MATERIAL:
::::
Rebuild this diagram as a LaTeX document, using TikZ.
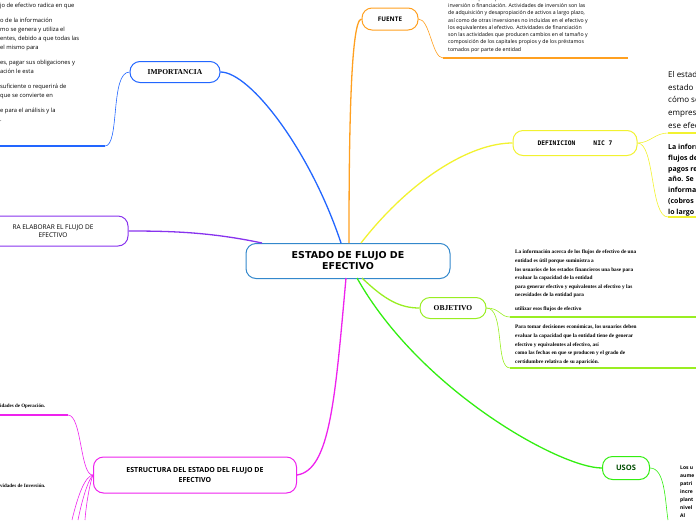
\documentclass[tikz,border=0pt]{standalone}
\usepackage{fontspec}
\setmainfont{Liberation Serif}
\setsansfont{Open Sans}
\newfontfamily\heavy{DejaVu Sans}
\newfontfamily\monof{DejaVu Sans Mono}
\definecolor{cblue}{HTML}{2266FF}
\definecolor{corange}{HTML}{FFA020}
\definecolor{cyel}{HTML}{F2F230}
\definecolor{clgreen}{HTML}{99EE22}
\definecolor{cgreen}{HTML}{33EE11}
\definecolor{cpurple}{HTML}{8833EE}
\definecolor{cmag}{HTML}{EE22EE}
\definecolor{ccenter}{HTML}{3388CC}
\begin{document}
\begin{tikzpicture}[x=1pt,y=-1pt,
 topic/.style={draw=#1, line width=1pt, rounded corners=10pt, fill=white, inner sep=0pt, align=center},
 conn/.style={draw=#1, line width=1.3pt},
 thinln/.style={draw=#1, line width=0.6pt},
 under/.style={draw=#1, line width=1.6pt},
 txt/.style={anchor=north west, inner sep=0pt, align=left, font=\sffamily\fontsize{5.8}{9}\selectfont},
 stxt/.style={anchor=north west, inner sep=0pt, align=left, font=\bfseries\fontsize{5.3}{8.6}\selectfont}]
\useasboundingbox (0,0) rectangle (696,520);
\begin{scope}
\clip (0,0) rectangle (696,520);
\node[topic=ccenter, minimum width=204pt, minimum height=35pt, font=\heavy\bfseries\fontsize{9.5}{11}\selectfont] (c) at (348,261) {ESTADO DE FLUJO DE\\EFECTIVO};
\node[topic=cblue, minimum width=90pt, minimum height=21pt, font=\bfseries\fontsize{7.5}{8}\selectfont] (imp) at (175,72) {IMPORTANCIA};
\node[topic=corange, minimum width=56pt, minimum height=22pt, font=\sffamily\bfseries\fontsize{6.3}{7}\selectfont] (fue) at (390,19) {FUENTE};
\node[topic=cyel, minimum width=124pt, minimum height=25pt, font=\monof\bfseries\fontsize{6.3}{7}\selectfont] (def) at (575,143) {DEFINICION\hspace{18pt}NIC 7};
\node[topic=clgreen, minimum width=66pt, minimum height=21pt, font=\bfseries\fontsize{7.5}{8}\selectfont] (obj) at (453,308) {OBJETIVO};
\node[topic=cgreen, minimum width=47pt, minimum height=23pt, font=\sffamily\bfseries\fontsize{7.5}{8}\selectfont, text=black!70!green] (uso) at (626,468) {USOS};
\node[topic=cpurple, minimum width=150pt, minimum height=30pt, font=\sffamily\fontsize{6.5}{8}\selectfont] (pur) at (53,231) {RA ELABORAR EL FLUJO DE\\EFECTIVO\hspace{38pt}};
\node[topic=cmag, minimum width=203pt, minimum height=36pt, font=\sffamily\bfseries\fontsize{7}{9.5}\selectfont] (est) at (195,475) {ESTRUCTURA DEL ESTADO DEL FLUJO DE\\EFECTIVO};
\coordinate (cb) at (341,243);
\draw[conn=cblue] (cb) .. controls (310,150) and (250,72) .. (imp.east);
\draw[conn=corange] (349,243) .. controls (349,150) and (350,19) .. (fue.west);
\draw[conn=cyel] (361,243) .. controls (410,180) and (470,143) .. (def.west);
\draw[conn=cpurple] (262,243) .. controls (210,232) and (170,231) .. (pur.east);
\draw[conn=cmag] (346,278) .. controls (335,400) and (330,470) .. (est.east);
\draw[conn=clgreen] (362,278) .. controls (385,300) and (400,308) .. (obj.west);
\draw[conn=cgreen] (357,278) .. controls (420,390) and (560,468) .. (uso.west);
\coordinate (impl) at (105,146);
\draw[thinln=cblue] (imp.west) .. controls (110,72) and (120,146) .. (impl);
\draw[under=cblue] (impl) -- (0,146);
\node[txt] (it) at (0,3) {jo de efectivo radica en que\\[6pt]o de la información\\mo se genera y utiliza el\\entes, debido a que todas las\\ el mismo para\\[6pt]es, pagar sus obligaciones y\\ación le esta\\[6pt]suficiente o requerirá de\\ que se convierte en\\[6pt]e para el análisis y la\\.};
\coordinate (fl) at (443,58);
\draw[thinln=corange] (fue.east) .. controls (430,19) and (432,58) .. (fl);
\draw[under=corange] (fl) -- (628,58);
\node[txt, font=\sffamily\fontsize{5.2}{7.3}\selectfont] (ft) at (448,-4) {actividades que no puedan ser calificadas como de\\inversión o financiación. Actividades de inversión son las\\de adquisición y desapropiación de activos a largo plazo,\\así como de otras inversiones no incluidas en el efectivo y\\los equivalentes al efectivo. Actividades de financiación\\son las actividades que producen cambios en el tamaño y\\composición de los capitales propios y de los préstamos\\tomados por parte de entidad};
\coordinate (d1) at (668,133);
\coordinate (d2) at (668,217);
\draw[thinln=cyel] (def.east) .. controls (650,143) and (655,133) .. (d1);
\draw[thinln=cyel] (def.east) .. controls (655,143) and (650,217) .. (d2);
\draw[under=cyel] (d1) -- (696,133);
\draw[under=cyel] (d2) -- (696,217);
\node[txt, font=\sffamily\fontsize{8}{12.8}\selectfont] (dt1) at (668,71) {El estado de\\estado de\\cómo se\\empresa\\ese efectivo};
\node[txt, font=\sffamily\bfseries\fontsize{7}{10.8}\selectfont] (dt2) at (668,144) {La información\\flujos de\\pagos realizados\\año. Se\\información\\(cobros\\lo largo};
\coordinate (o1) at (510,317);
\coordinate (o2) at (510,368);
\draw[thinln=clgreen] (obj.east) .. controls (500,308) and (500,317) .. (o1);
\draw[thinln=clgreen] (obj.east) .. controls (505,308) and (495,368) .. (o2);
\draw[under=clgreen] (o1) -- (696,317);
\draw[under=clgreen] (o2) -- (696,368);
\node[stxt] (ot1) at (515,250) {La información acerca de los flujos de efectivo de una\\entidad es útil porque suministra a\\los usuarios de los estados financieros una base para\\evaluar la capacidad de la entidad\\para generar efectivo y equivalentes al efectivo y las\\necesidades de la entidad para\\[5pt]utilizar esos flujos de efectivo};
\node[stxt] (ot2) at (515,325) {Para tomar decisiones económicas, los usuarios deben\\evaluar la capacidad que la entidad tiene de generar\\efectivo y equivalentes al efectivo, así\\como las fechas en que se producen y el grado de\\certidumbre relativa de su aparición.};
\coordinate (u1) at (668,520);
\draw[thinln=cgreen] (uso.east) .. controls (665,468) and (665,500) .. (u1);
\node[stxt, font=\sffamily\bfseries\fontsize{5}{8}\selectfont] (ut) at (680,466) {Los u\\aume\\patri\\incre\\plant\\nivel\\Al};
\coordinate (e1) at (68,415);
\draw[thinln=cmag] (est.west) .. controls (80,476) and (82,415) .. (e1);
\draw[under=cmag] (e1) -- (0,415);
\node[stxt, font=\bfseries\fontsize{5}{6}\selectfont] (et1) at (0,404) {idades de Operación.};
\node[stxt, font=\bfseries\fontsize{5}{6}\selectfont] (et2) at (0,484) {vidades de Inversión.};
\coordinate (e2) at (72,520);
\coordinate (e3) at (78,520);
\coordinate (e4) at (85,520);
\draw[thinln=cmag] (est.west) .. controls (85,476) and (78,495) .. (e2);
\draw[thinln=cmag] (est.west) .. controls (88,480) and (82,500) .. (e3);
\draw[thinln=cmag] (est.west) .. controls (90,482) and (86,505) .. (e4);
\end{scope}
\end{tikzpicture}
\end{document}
::::
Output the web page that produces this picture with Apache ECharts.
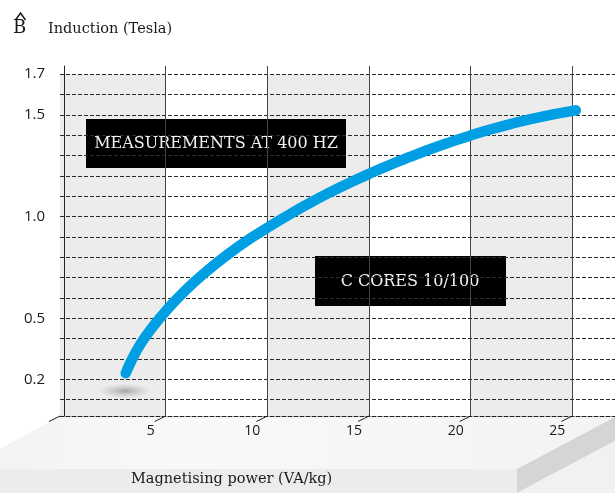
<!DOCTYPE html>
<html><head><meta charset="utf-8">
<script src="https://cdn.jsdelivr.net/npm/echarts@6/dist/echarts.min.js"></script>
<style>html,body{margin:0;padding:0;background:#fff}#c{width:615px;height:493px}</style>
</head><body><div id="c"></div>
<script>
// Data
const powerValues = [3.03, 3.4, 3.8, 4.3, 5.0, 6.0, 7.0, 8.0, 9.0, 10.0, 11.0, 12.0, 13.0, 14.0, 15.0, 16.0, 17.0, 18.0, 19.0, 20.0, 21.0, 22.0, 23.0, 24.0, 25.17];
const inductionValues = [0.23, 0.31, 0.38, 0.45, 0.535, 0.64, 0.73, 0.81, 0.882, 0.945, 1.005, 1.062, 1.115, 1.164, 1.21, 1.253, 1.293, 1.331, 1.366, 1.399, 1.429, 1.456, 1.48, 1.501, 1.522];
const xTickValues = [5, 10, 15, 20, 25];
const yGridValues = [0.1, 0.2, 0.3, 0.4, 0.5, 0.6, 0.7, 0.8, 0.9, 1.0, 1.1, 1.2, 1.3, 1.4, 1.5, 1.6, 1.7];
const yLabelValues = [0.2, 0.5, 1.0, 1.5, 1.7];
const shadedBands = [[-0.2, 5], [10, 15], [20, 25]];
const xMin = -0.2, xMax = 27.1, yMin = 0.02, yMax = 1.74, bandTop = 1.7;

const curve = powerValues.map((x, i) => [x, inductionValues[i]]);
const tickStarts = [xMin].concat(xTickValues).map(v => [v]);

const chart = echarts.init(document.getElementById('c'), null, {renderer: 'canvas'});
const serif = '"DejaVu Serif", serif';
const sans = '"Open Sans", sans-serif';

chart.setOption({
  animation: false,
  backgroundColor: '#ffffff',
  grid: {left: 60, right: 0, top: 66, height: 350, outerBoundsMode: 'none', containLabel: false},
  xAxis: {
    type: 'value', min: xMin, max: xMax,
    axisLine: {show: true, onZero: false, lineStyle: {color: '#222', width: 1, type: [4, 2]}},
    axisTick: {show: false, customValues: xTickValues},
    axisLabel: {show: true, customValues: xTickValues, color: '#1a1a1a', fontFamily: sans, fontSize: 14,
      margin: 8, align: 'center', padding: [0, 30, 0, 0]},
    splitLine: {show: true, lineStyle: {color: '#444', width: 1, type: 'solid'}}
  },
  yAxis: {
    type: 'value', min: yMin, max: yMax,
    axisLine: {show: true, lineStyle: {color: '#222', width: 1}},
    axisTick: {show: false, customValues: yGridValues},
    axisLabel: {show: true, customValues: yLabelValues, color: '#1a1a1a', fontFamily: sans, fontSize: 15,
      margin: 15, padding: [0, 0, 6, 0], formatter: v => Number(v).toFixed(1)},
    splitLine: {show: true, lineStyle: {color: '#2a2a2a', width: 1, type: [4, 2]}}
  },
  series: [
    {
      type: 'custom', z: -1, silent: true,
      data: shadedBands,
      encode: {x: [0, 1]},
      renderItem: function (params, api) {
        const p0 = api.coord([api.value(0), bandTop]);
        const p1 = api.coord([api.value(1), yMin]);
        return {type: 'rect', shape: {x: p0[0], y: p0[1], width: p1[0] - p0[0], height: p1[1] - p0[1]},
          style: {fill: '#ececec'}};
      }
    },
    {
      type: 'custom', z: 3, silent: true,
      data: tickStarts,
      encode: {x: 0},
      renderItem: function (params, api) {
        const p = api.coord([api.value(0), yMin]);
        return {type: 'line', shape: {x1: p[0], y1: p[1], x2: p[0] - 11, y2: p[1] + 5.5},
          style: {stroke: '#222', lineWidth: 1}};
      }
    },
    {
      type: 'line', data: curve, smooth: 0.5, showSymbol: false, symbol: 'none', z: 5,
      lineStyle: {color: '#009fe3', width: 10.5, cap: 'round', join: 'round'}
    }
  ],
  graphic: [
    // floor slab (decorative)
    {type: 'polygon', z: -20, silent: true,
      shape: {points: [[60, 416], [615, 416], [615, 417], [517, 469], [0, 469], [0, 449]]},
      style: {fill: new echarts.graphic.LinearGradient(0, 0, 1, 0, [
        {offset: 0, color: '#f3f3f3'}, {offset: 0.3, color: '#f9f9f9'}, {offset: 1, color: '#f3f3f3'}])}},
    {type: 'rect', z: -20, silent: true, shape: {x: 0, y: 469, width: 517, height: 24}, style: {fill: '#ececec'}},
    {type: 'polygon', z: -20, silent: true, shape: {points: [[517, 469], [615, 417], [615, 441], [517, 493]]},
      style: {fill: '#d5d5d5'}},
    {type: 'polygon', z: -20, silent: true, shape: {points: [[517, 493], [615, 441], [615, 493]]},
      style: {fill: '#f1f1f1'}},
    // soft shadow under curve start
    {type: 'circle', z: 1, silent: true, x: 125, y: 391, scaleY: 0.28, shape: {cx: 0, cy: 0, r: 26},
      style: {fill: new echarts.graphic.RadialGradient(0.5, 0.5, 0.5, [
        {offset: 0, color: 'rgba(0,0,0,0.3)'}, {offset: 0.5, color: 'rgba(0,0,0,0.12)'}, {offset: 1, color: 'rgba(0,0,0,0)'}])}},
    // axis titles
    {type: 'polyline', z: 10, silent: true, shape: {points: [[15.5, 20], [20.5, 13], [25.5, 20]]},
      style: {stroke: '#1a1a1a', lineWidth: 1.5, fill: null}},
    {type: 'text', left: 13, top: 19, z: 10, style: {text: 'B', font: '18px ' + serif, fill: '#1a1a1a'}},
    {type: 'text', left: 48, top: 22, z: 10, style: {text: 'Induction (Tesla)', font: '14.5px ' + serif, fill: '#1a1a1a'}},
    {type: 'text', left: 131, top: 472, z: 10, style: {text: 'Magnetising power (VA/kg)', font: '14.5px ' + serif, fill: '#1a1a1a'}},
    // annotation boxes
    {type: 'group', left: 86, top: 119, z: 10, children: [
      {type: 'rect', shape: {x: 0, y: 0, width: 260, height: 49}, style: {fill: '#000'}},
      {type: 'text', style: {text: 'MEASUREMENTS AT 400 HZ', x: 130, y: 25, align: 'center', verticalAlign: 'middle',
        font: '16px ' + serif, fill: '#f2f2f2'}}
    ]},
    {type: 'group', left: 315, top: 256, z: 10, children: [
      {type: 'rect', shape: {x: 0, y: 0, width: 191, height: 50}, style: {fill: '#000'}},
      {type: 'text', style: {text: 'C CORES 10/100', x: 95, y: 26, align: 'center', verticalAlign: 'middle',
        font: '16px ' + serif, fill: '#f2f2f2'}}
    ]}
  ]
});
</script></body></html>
::::
AIM:
Of the lines above, quote exactly those from the one with "Output the web" through the one with "const xMin = -0.2, xMax", ends included; pictures stay out.

FINAL RESULT:
Output the web page that produces this picture with Apache ECharts.
<!DOCTYPE html>
<html><head><meta charset="utf-8">
<script src="https://cdn.jsdelivr.net/npm/echarts@6/dist/echarts.min.js"></script>
<style>html,body{margin:0;padding:0;background:#fff}#c{width:615px;height:493px}</style>
</head><body><div id="c"></div>
<script>
// Data
const powerValues = [3.03, 3.4, 3.8, 4.3, 5.0, 6.0, 7.0, 8.0, 9.0, 10.0, 11.0, 12.0, 13.0, 14.0, 15.0, 16.0, 17.0, 18.0, 19.0, 20.0, 21.0, 22.0, 23.0, 24.0, 25.17];
const inductionValues = [0.23, 0.31, 0.38, 0.45, 0.535, 0.64, 0.73, 0.81, 0.882, 0.945, 1.005, 1.062, 1.115, 1.164, 1.21, 1.253, 1.293, 1.331, 1.366, 1.399, 1.429, 1.456, 1.48, 1.501, 1.522];
const xTickValues = [5, 10, 15, 20, 25];
const yGridValues = [0.1, 0.2, 0.3, 0.4, 0.5, 0.6, 0.7, 0.8, 0.9, 1.0, 1.1, 1.2, 1.3, 1.4, 1.5, 1.6, 1.7];
const yLabelValues = [0.2, 0.5, 1.0, 1.5, 1.7];
const shadedBands = [[-0.2, 5], [10, 15], [20, 25]];
const xMin = -0.2, xMax = 27.1, yMin = 0.02, yMax = 1.74, bandTop = 1.7;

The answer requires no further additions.